Todavia, nos casos em que seja impossível conseguir o consentimento dos pais naturais quanto à guarda de seus filhos para terceiro, é prudente que se determine a citação dos referidos genitores biológicos por mandado ou por edital, para, querendo, impugnarem o pleito em 15 dias, que é o prazo para a defesa em processo de rito ordinário (CPC, art. 297), resguardando –se os direitos a ampla defesa e ao devido processo legal.

Assim, é necessário se perceber que o interesse do criança deve se sobrepor a qualquer outro, assim, se os pais não podem ser bons exemplos deve o juiz deferir a guarda à pessoa que revele a compatibilidade com a natureza da medida. Ou seja, a Lei 6.515/77, em seu artigo 13, já previa que, havendo motivos graves o juiz já poderia dispor das guarda da criança ou adolescente da maneira que achasse mais conveniente, mas sempre levando em consideração o interesse da mesma.

Isto demonstra que as crianças e o adolescentes não são mais objetos de direitos dos pais, mas, sim, sujeitos de direitos que merecem proteção integral do Estado. O art. 6° do ECA ratificou este entendimento.

A tônica do Interesse da Criança e do Adolescente foi priorizada pelo ECA, na medida em que, serve de escopo aos juízes no momento de decidir a guarda analisar sempre o que melhor vier a ser para o interesse do infante, seja ele na companhia dos pais ou de terceiros.

Ana Maria Milano disserta que:

A palavra “interesse” engloba uma gama variada, absorvendo os interesses materiais, morais, emocionais e espirituais do filho menor, não se pode esquecer que cada  caso é um caso e deve seguir o critério de decisão do juiz[5].

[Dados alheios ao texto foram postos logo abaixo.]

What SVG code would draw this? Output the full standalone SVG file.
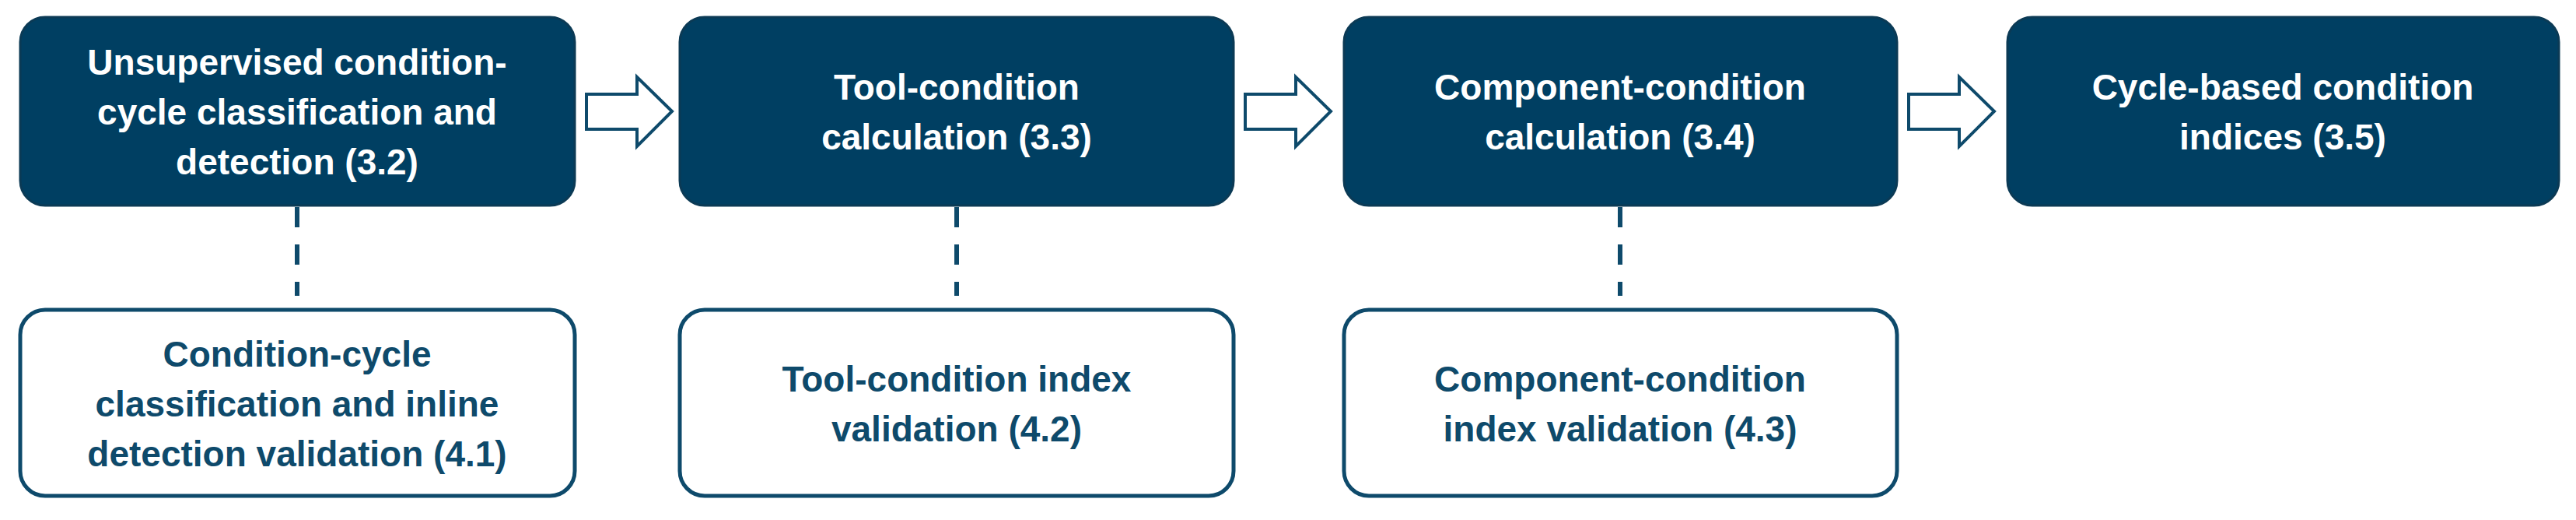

É importante frisar que, os pais biológicos que perderam a guarda dos seus filhos sem motivo grave,  não obstante, tem direito de visitá – los, ate porque, como já foi dito acima, a Guarda não pressupõe a perda ou suspensão do poder familiar, como ocorre com a Adoção, por exemplo.

Em suma, deferida a guarda de uma criança ou adolescente, os guardiães prestarão o compromisso de bem e fielmente desempenharem os compromissos que tal situação exige, e terão um termo de guarda assinado pelo Juiz, podendo ser por prazo indeterminado ( art. 32), embora revogável a qualquer tempo.

Nota –se, adiante, que o legislador também estabeleceu uma outra espécie singular de guarda de adolescente trazido de outra comarca para a prestação de serviços domésticos, ainda que autorizado pelos pais ( ECA, art. 248). A pessoa que traz uma ou um adolescente de uma cidade para que lhe preste serviços domésticos, deve não só cumprir integralmente a legislação trabalhista, como também regularizar a guarda do adolescente no prazo de 5 dias contados da fixação do domicílio em determinada cidade, sob pena de incorrer em infração admistrativa punida com multa de três a vinte salários mínimos, tudo conforme o art. 248 do ECA.

[1] Silva, Ana Maria Milano

[2] CARBONERA, Silvana Maria. Guarda de Filhos na Família Constitucionalizada. Porto Alegre: Sergio Antonio Fabris. 2000, p.47.

[3] BRASIL, Estatuto da Criança e do Adolescente. Lei n° 8.069, de julho de 1990. Vade Mecum. São Paulo: Rideel, 2007.

[4] BRASIL. Superior Tribunal de Justiça. 2ªSeção, Conflito de Competência n° 18967 – MG, Rel. o Ministro Barros Monteiro, em 13.2.1998.

[5] SILVA, Ana Maria Milano, op. cit.. p51.